Deliberate speed patterning allows writers to design the reader's temporal experience independently of plot. The drama-stillness oscillation created by speed sequencing is itself a wave pattern — the simplest version of the natural structures Alison champions — showing that patterning operates at the level of speed, not just story events. Still-spots (dilations, pauses, reflections) are where meaning crystallizes: "An incident happens and then is pondered, its deeper sense revealed" (Chapter 2).

Good Examples

  • Wolff's "Bullet in the Brain": Deploys all five speeds around a single bullet entering a skull. Dilation stretches the instant of impact, then a pause catalogues what Anders does not remember, then a final scene of memory. The speeds are the meaning: the story argues that consciousness dilates at the threshold of death (Chapter 2).

  • Chandra's "Shakti": Diagrammed page by page, its speed pattern "feels like a river — yet looks like a design" (Chapter 2). Each dramatic scene (Dolly snubbing Sheila) is followed by a reflective dilation (Sheila pondering "what she had felt at that moment"), culminating in a rooftop meditation that transforms petty social warfare into depth. The action-then-stillness rhythm recurs like breathing.

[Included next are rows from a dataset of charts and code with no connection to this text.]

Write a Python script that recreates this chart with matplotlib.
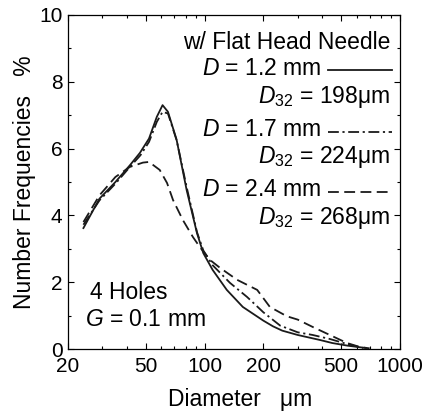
import matplotlib
matplotlib.use("Agg")
import matplotlib.pyplot as plt
from matplotlib.ticker import FixedLocator, NullFormatter, LogLocator

plt.rcParams['font.family'] = ['Liberation Sans', 'DejaVu Sans']
plt.rcParams['mathtext.fontset'] = 'custom'
plt.rcParams['mathtext.rm'] = 'Liberation Sans'
plt.rcParams['mathtext.it'] = 'Liberation Sans:italic'

# D = 1.2 mm (solid)
x_12 = [24, 29, 35, 41.5, 46.7, 52, 57, 61, 65, 72, 81, 91.5, 98.6, 110, 130, 157, 200, 224, 250, 300, 390, 450, 540, 670]
y_12 = [3.62, 4.5, 5.0, 5.5, 5.87, 6.3, 6.95, 7.3, 7.1, 6.26, 4.76, 3.47, 2.87, 2.37, 1.77, 1.26, 0.85, 0.68, 0.55, 0.42, 0.27, 0.18, 0.1, 0.03]
# D = 1.7 mm (dash-dot)
x_17 = [24, 29, 35, 41.5, 47, 52, 57, 61, 65, 72, 81, 91.5, 98.6, 110, 135, 165, 200, 244, 300, 358, 438, 536, 650]
y_17 = [3.72, 4.45, 4.95, 5.45, 5.8, 6.2, 6.8, 7.1, 7.05, 6.25, 4.85, 3.5, 2.95, 2.51, 1.98, 1.56, 1.1, 0.7, 0.5, 0.42, 0.3, 0.15, 0.03]
# D = 2.4 mm (dashed)
x_24 = [24, 29, 35, 41.5, 48.4, 52, 59, 64.3, 69, 77.5, 87.3, 94.7, 107, 120, 147, 186, 216, 264, 300, 358, 438, 536, 624, 700]
y_24 = [3.8, 4.6, 5.15, 5.45, 5.58, 5.6, 5.36, 4.97, 4.46, 3.86, 3.35, 3.05, 2.66, 2.43, 2.07, 1.77, 1.26, 0.98, 0.88, 0.66, 0.42, 0.18, 0.06, 0.02]

d_labels = ['$D$ = 1.2 mm', '$D$ = 1.7 mm', '$D$ = 2.4 mm']
d32_labels = ['$D_{32}$ = 198μm', '$D_{32}$ = 224μm', '$D_{32}$ = 268μm']
x_ticks = [20, 50, 100, 200, 500, 1000]

fig = plt.figure(figsize=(4.3, 4.15), dpi=100)
ax = fig.add_axes([0.158, 0.159, 0.772, 0.805])

col = '#1a1a1a'
styles = ['-', (0, (6, 2, 1.2, 2)), (0, (6, 3))]
for (xs, ys), ls in zip([(x_12, y_12), (x_17, y_17), (x_24, y_24)], styles):
    ax.plot(xs, ys, color=col, lw=1.3, ls=ls)

ax.set_xscale('log')
ax.set_xlim(20, 1000)
ax.set_ylim(0, 10)
ax.xaxis.set_major_locator(FixedLocator(x_ticks))
ax.set_xticklabels([str(t) for t in x_ticks])
ax.xaxis.set_minor_locator(LogLocator(base=10, subs=range(2, 10)))
ax.xaxis.set_minor_formatter(NullFormatter())
ax.set_yticks([0, 2, 4, 6, 8, 10])
ax.set_yticks([1, 3, 5, 7, 9], minor=True)
ax.tick_params(which='both', direction='in', top=True, right=True, labelsize=15, width=0.8)
ax.tick_params(which='major', length=4)
ax.tick_params(which='minor', length=2.5)
ax.tick_params(axis='x', pad=6)
ax.tick_params(axis='y', pad=4)
for s in ax.spines.values():
    s.set_linewidth(0.9)

ax.set_xlabel('Diameter   μm', fontsize=16.5)
ax.set_ylabel('Number Frequencies   %', fontsize=16.5)
ax.xaxis.set_label_coords(0.52, -0.117)
ax.yaxis.set_label_coords(-0.095, 0.5)

fs = 16.5
ax.text(0.97, 0.919, 'w/ Flat Head Needle', transform=ax.transAxes, ha='right', va='center', fontsize=fs)
d_y = [0.841, 0.656, 0.476]
d32_y = [0.754, 0.575, 0.392]
for i in range(3):
    ax.text(0.765, d_y[i], d_labels[i], transform=ax.transAxes, ha='right', va='center', fontsize=fs)
    ax.plot([0.783, 0.976], [d_y[i] - 0.005] * 2, transform=ax.transAxes, color=col, lw=1.3, ls=styles[i])
    ax.text(0.97, d32_y[i], d32_labels[i], transform=ax.transAxes, ha='right', va='center', fontsize=fs)

ax.text(0.066, 0.168, '4 Holes', transform=ax.transAxes, ha='left', va='center', fontsize=fs)
ax.text(0.051, 0.087, '$G$ = 0.1 mm', transform=ax.transAxes, ha='left', va='center', fontsize=fs)

fig.savefig('out.png', dpi=100)
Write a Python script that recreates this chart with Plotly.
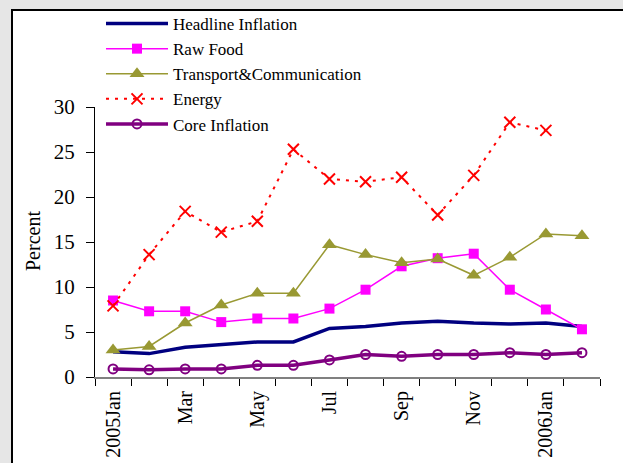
import plotly.graph_objects as go

months = ["2005Jan", "Feb", "Mar", "Apr", "May", "Jun", "Jul", "Aug", "Sep", "Oct", "Nov", "Dec", "2006Jan", "Feb"]
headline = [2.8, 2.6, 3.3, 3.6, 3.9, 3.9, 5.4, 5.6, 6.0, 6.2, 6.0, 5.9, 6.0, 5.6]
raw_food = [8.5, 7.3, 7.3, 6.1, 6.5, 6.5, 7.6, 9.7, 12.3, 13.2, 13.7, 9.7, 7.5, 5.3]
transport = [3.0, 3.4, 6.0, 8.0, 9.3, 9.3, 14.7, 13.6, 12.7, 13.1, 11.3, 13.3, 15.9, 15.7]
energy = [7.9, 13.6, 18.4, 16.1, 17.3, 25.3, 22.0, 21.7, 22.2, 18.0, 22.4, 28.3, 27.4, None]
core = [0.9, 0.8, 0.9, 0.9, 1.3, 1.3, 1.9, 2.5, 2.3, 2.5, 2.5, 2.7, 2.5, 2.7]
label_idx = [0, 2, 4, 6, 8, 10, 12]
y_title = "Percent"

xs = list(range(len(months)))

W, H = 623, 463
ML, MR, MT, MB = 95, 23, 107, 86
PW, PH = W - ML - MR, H - MT - MB

def px(x):
    return (x - ML) / PW

def py(y):
    return (H - MB - y) / PH

fig = go.Figure()
fig.add_trace(go.Scatter(x=xs, y=headline, name="Headline Inflation", mode="lines",
                         line=dict(color="#000080", width=3.5)))
fig.add_trace(go.Scatter(x=xs, y=raw_food, name="Raw Food", mode="lines+markers",
                         line=dict(color="#FF00FF", width=1.5),
                         marker=dict(symbol="square", size=10, color="#FF00FF")))
fig.add_trace(go.Scatter(x=xs, y=transport, name="Transport&Communication", mode="lines+markers",
                         line=dict(color="#999933", width=1.5),
                         marker=dict(symbol="triangle-up", size=13, color="#999933")))
fig.add_trace(go.Scatter(x=xs, y=energy, name="Energy", mode="lines+markers",
                         line=dict(color="#FF0000", width=2, dash="3px,6px"),
                         marker=dict(symbol="x-thin-open", size=11, color="#FF0000",
                                     line=dict(color="#FF0000", width=2))))
fig.add_trace(go.Scatter(x=xs, y=core, name="Core Inflation", mode="lines+markers",
                         line=dict(color="#800080", width=3.5),
                         marker=dict(symbol="circle-open", size=9, color="#800080",
                                     line=dict(color="#800080", width=2))))

# dummy trace for label axis
fig.add_trace(go.Scatter(x=xs, y=[None] * len(xs), xaxis="x2", showlegend=False, hoverinfo="skip"))

serif = "Liberation Serif, Times New Roman, serif"

fig.update_layout(
    width=W, height=H, autosize=False,
    margin=dict(l=ML, r=MR, t=MT, b=MB, autoexpand=False),
    paper_bgcolor="#e6e6e6",
    plot_bgcolor="white",
    font=dict(family=serif, size=20, color="black"),
    showlegend=True,
    legend=dict(x=px(101), y=py(6), xanchor="left", yanchor="top",
                bgcolor="rgba(0,0,0,0)", font=dict(family=serif, size=17),
                itemwidth=62, tracegroupgap=0),
    xaxis=dict(range=[-0.5, len(xs) - 0.5], tickmode="linear", tick0=-0.5, dtick=1,
               showticklabels=False, ticks="outside", ticklen=7, tickcolor="black",
               showline=True, linecolor="#808080", linewidth=2, showgrid=False, zeroline=False,
               automargin=False),
    xaxis2=dict(overlaying="x", side="bottom", range=[-0.5, len(xs) - 0.5],
                tickmode="array", tickvals=label_idx, ticktext=[months[i] for i in label_idx],
                tickangle=-90, ticks="", showline=False, showgrid=False, zeroline=False,
                tickfont=dict(family=serif, size=20), ticklabelstandoff=9, automargin=False),
    yaxis=dict(range=[0, 30], tickmode="linear", tick0=0, dtick=5,
               ticks="outside", ticklen=8, tickcolor="black",
               showline=True, linecolor="black", linewidth=1, showgrid=False, zeroline=False,
               tickfont=dict(family=serif, size=21),
               ticklabelstandoff=7, automargin=False),
    annotations=[dict(text=y_title, xref="paper", yref="paper", x=px(33), y=py(241),
                      textangle=-90, showarrow=False, xanchor="center", yanchor="middle",
                      font=dict(family=serif, size=20))],
    shapes=[dict(type="rect", xref="paper", yref="paper", x0=px(12), x1=px(660),
                 y0=py(500), y1=py(10), line=dict(color="black", width=2),
                 fillcolor="white", layer="below")],
)

fig.write_html("out.html", config={"displayModeBar": False},
               post_script="document.body.style.margin='0';document.body.style.overflow='hidden';")
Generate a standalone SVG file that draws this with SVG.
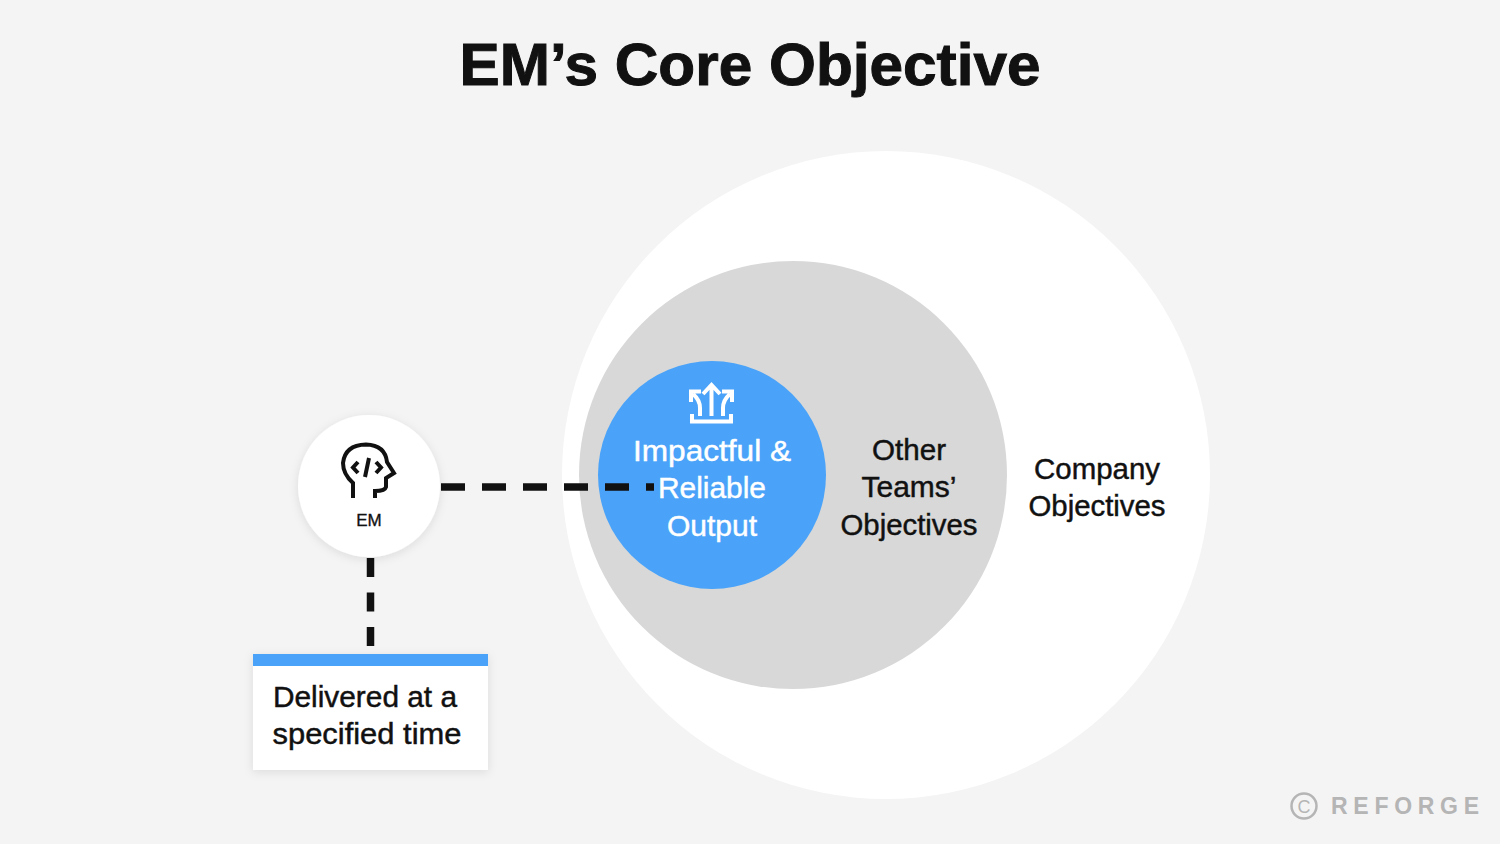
<svg xmlns="http://www.w3.org/2000/svg" width="1500" height="844" viewBox="0 0 1500 844">
<style>
text{font-family:"Liberation Sans",Arial,sans-serif;fill:#111;text-anchor:middle}
.l{font-size:29px;font-weight:500;stroke:#111;stroke-width:.45px}
.w{fill:#fff;stroke:#fff}
.dash{fill:none;stroke:#111;stroke-width:7.5}
.ic{fill:none;stroke:#111;stroke-width:4}
.iw{fill:none;stroke:#fff;stroke-width:4}
</style>
<defs>
<filter id="s" x="-20%" y="-20%" width="140%" height="140%"><feDropShadow dx="0" dy="2" stdDeviation="5" flood-color="#000" flood-opacity=".1"/></filter>
</defs>
<rect width="1500" height="844" fill="#f4f4f4"/>
<text id="title" x="750" y="85" font-size="60" font-weight="700" stroke="#111" stroke-width="1" textLength="581" lengthAdjust="spacingAndGlyphs">EM’s Core Objective</text>
<g id="company"><circle cx="886" cy="475" r="324" fill="#fff"/><text class="l" x="1097" y="479" textLength="126" lengthAdjust="spacingAndGlyphs">Company</text><text class="l" x="1097" y="516" textLength="137" lengthAdjust="spacingAndGlyphs">Objectives</text></g>
<g id="teams"><circle cx="793" cy="475" r="214" fill="#d8d8d8"/><text class="l" x="909" y="460" textLength="74" lengthAdjust="spacingAndGlyphs">Other</text><text class="l" x="909" y="497" textLength="95" lengthAdjust="spacingAndGlyphs">Teams’</text><text class="l" x="909" y="535" textLength="137" lengthAdjust="spacingAndGlyphs">Objectives</text></g>
<g id="output"><circle cx="712" cy="475" r="114" fill="#4aa3f8"/>
<g class="iw"><path d="M711.500 416V387M703 394L711.500 385L720 394M700 416V408Q700 400 693 394M691 402V391.500H701M723 416V408Q723 400 730 394M732 402V391.500H722M692 414V421.500H731V414"/></g>
<text class="l w" x="712" y="461" textLength="158" lengthAdjust="spacingAndGlyphs">Impactful &amp;</text><text class="l w" x="712" y="498" textLength="108" lengthAdjust="spacingAndGlyphs">Reliable</text><text class="l w" x="712" y="536" textLength="90" lengthAdjust="spacingAndGlyphs">Output</text></g>
<g id="connectors"><path class="dash" d="M441 487H654" stroke-dasharray="24 17"/><path class="dash" d="M370.500 558V654" stroke-dasharray="19 15.500"/></g>
<g id="em"><circle cx="369" cy="486" r="71" fill="#fff" filter="url(#s)"/>
<path class="ic" d="M353 498V483Q343 474 343 463Q345 445 366 444.500Q385 445 387 462L394 473L386 478V487Q385 491 375 491V498"/>
<path class="ic" d="M358 462L353 467.500L358 473M376 462L381 467.500L376 473M369 458L365 477" stroke-width="3.500"/>
<text x="369" y="526" font-size="17" font-weight="500" stroke="#111" stroke-width=".3">EM</text></g>
<g id="delivered"><rect x="253" y="654" width="235" height="116" fill="#fff" filter="url(#s)"/><rect x="253" y="654" width="235" height="12" fill="#4aa3f8"/><text class="l" x="365" y="707" textLength="184" lengthAdjust="spacingAndGlyphs">Delivered at a</text><text class="l" x="367" y="744" textLength="189" lengthAdjust="spacingAndGlyphs">specified time</text></g>
<g id="reforge"><circle cx="1304" cy="806" r="12.500" fill="none" stroke="#b5b5b5" stroke-width="2.500"/><text x="1304" y="813" font-size="18" fill="#b5b5b5" style="fill:#b5b5b5">C</text><text x="1405" y="814" font-size="23" font-weight="700" style="fill:#b5b5b5" textLength="148">REFORGE</text></g>
</svg>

  • Salarrue's "We Bad": A gap of a few hours during which a man and his son are killed, revealed only by: "In the nearby gully, Goyo and his youngster fled bit by bit in the beaks of vultures" (Chapter 2). The reader performs the violence the text refuses to show. The gap's power is inversely proportional to its size — a sliver of white space carries the murder.

Counterpoints

  • Still-spots (dilations, pauses, reflections) are structural necessities, not ornament. Without them, a narrative is all rapids and no pools — it moves but means nothing. The still-spot is where the reader's understanding catches up to the story's events.

  • The gap's power is inversely proportional to its size — a sliver of white space can carry a murder. This inverts the common assumption that more text equals more impact. Ellipsis forces the reader to construct offstage events, making them "complicit" in the narrative (Chapter 2).

  • Speed patterning can create the felt shape of a wave even in narratives that lack a traditional arc, demonstrating that rhythm and structure can emerge from pacing alone. This connects speed to the core thesis: patterning is not limited to plot.

Key Quotes

"It feels like a river — yet looks like a design." — Jane Alison, Chapter 2

"He didn't have to picture the murder. He makes us do it, makes us complicit." — Jane Alison, Chapter 2

Rules of Thumb

  • Map your draft's speed pattern: diagram which passages are gap, summary, scene, dilation, or pause. Look for unintentional monotony.
  • Follow dramatic scenes with still-spots — the action-then-stillness rhythm recurs like breathing and is where the reader's understanding catches up to events.
  • Use gaps strategically: forcing the reader to construct offstage events makes them complicit in the narrative. The less you show, the more the reader invests.
  • Dilation and pause are not the same: dilation stretches a moment in story time; pause stops story time entirely for description or reflection. Each creates a different reader experience.
  • Speed variation is independent of plot intensity — you can dilate a mundane moment or gap over a catastrophe. The choice of which moments to stretch and which to skip is itself a structural argument about what matters.